Driving the news: The U.S. Energy Information Administration yesterday offered its latest downward revision of its domestic crude oil production forecast.
- The agency cut its 2020 average by 370,000 barrels to 11.26 million barrels per day, a far cry from pre-pandemic analyses, graphed out above.
- The most recent in a string of downward revisions comes largely because May's output collapse was steeper than initially thought, "indicating more extensive production curtailments than previously estimated."
Threat level: Nine more North American oil-and-gas producers and seven more oilfield services companies filed for Chapter 11 bankruptcy protection in July, per new reports from the law firm Haynes and Boone.
- "It is reasonable to expect that a substantial number of producers will continue to seek protection from creditors in bankruptcy even if oil prices recover over the next few months," the firm said.

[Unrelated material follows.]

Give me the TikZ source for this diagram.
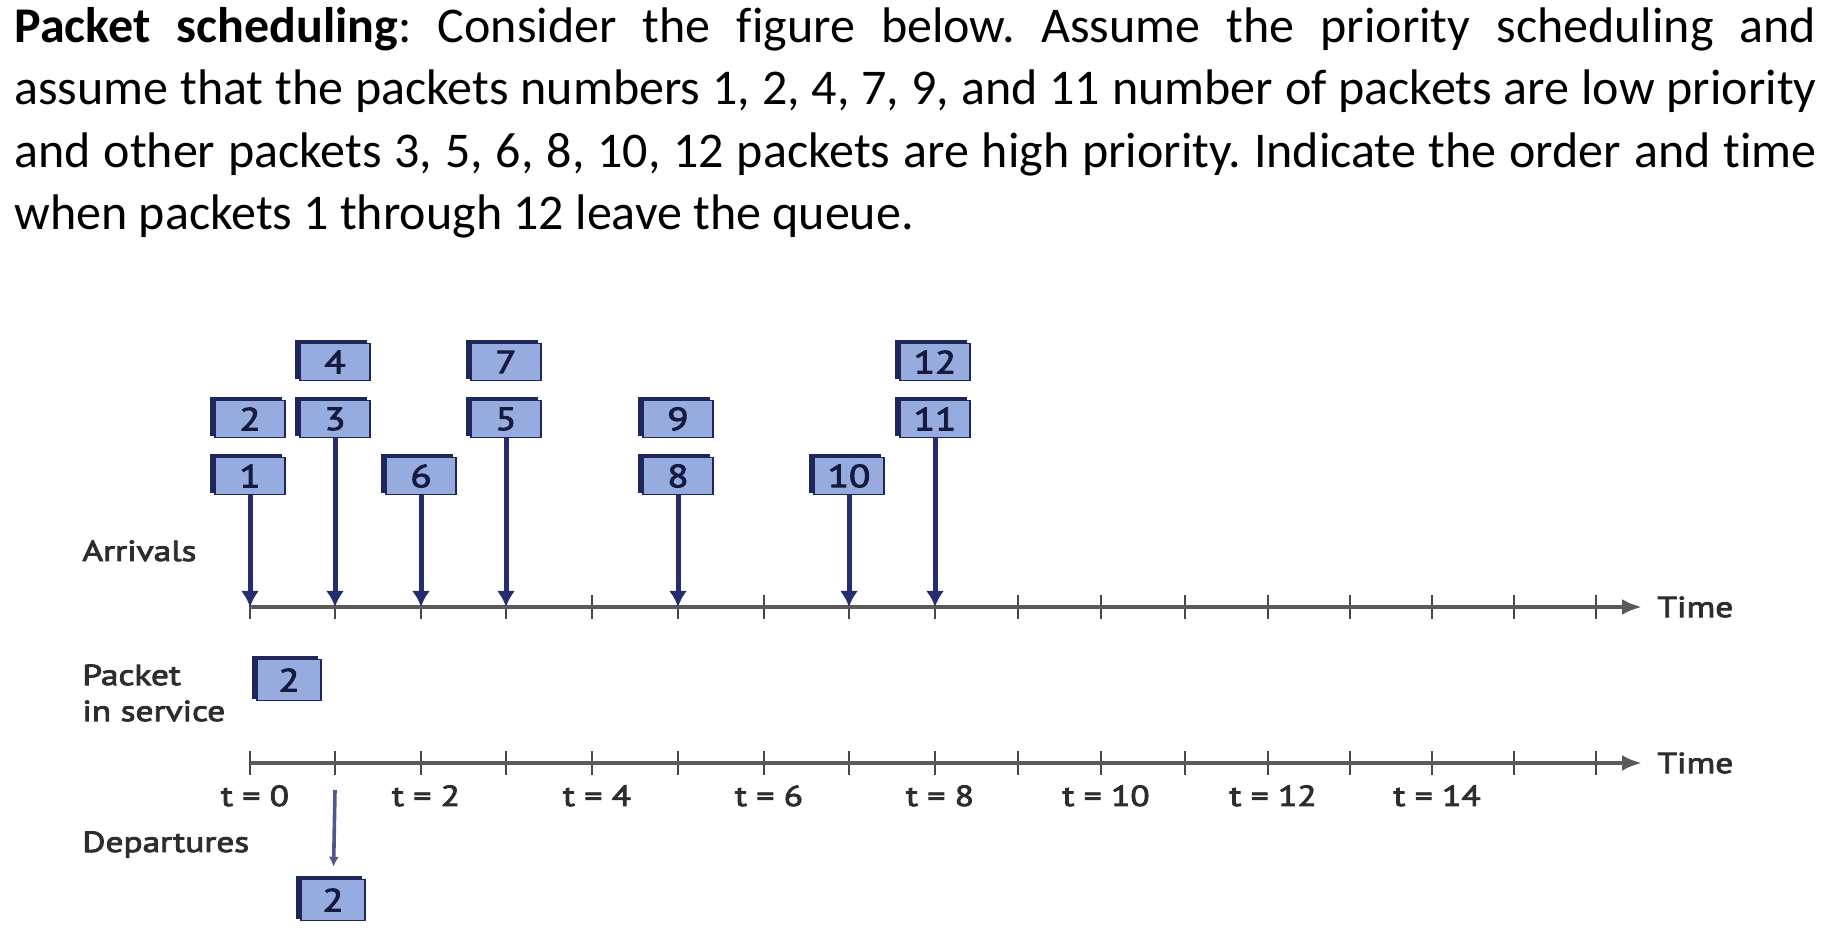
\documentclass[tikz,border=0pt]{standalone}
\usepackage{fontspec}
\setmainfont[Ligatures=NoCommon]{Carlito}
\newfontfamily\figfont[FakeStretch=1.22, FakeBold=3]{PT Sans}
\usetikzlibrary{shapes,arrows.meta,shadows}
\definecolor{pktblue}{RGB}{150,172,222}
\definecolor{pktedge}{RGB}{30,38,90}
\definecolor{arrowblue}{RGB}{38,45,110}
\definecolor{axisgray}{RGB}{90,90,90}
\definecolor{labelgray}{RGB}{45,45,45}
\tikzstyle{pkt} = [draw=pktedge, fill=pktblue, rectangle, line width=0.7pt, minimum width=35pt, minimum height=18.5pt, inner sep=0pt, text=pktedge!70!black, font=\figfont\fontsize{16}{16}\selectfont, copy shadow={shadow xshift=-2pt, shadow yshift=1.2pt, fill=pktedge, draw=pktedge}]
\tikzstyle{svc} = [pkt, minimum width=32pt, minimum height=20.5pt]
\tikzstyle{lbl} = [inner sep=0pt, text=labelgray, font=\figfont\fontsize{14.5}{18}\selectfont]
\tikzstyle{axis} = [draw=axisgray, line width=2pt, -{Latex[length=10pt,width=8pt]}]
\tikzstyle{tick} = [draw=axisgray!80!black, line width=1.2pt]
\tikzstyle{arrival} = [->, draw=arrowblue, line width=2.5pt]
\tikzstyle{departure} = [-{Latex[length=5pt,width=5pt]}, draw=arrowblue!80, line width=1.8pt]
\tikzstyle{title} = [inner sep=0pt, anchor=base west, font=\fontsize{25}{30}\selectfont]

\begin{document}
\frenchspacing
\begin{tikzpicture}[x=0.5pt, y=0.5pt, node distance=28.5pt, >={Latex[length=8pt,width=9pt]}]
    \useasboundingbox (0,0) rectangle (1841,941);
 % question text
    \node [title, name=line1] at (14,898) {\makebox[901pt][s]{\textbf{Packet scheduling}: Consider the figure below. Assume the priority scheduling and}};
    \node [title, name=line2] at (14,836) {\makebox[901pt][s]{assume that the packets numbers 1, 2, 4, 7, 9, and 11 number of packets are low priority}};
    \node [title, name=line3] at (14,773) {\makebox[901pt][s]{and other packets 3, 5, 6, 8, 10, 12 packets are high priority. Indicate the order and time}};
    \node [title, name=line4] at (14,711) {when packets 1 through 12 leave the queue.};
 % time axes
    \foreach \x [count=\i from 0] in {250,335,421,506,592,678,764,849,935,1018,1101,1185,1268,1350,1432,1514,1596} {
        \coordinate (a\i) at (\x,334);
        \coordinate (s\i) at (\x,178);
        \draw [tick] (\x,322) -- (\x,346);
        \draw [tick] (\x,166) -- (\x,190);
        \ifnum\i<15 \ifodd\i\else
            \node [lbl, anchor=base] at (\x+5,135) {t = \i};
        \fi\fi
    }
    \coordinate (atip) at (1642,334);
    \coordinate (stip) at (1642,178);
    \draw [axis] (a0) -- (atip);
    \draw [axis] (s0) -- (stip);
    \node [lbl, anchor=west] at (1657,334) {Time};
    \node [lbl, anchor=west] at (1657,178) {Time};
 % labels
    \node [lbl, anchor=base west, name=arrivals] at (82,380) {Arrivals};
    \node [lbl, anchor=west, align=left, name=service] at (82,248) {Packet\\in service};
    \node [lbl, anchor=base west, name=departures] at (82,89) {Departures};
 % packets
    \node [pkt, name=p1] at (250,465) {1};
    \node [pkt, above of=p1, name=p2] {2};
    \node [pkt, name=p3] at (335,522) {3};
    \node [pkt, above of=p3, name=p4] {4};
    \node [pkt, name=p6] at (421,465) {6};
    \node [pkt, name=p5] at (506,522) {5};
    \node [pkt, above of=p5, name=p7] {7};
    \node [pkt, name=p8] at (678,465) {8};
    \node [pkt, above of=p8, name=p9] {9};
    \node [pkt, name=p10] at (849,465) {10};
    \node [pkt, name=p11] at (935,522) {11};
    \node [pkt, above of=p11, name=p12] {12};
    \node [svc, name=inservice] at (289,261) {2};
    \coordinate (d1) at (335,151);
    \node [svc, name=out2] at (333,41) {2};
 % arrows
    \draw [arrival] (p1) -- (a0);
    \draw [arrival] (p3) -- (a1);
    \draw [arrival] (p6) -- (a2);
    \draw [arrival] (p5) -- (a3);
    \draw [arrival] (p8) -- (a5);
    \draw [arrival] (p10) -- (a7);
    \draw [arrival] (p11) -- (a8);
    \draw [departure, shorten >=6pt] (d1) -- (out2);

\end{tikzpicture}
\end{document}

What's next: A return to new drilling, but activity will remain at low levels for a while. "Unless WTI oil prices move towards $50 per barrel in the next few weeks, a rig activity rebound is unlikely before the first half of 2021,” Rystad Energy analyst Artem Abramov said in a note this week.
The big picture: Bloomberg points out that companies are figuring out ways to cut well costs even further, but that creates its own dilemmas.
- "U.S. shale producers are at a crossroads as they find themselves more efficient than ever. They can keep drilling, and potentially dent oil prices, or use the money to pay down debt," it reports.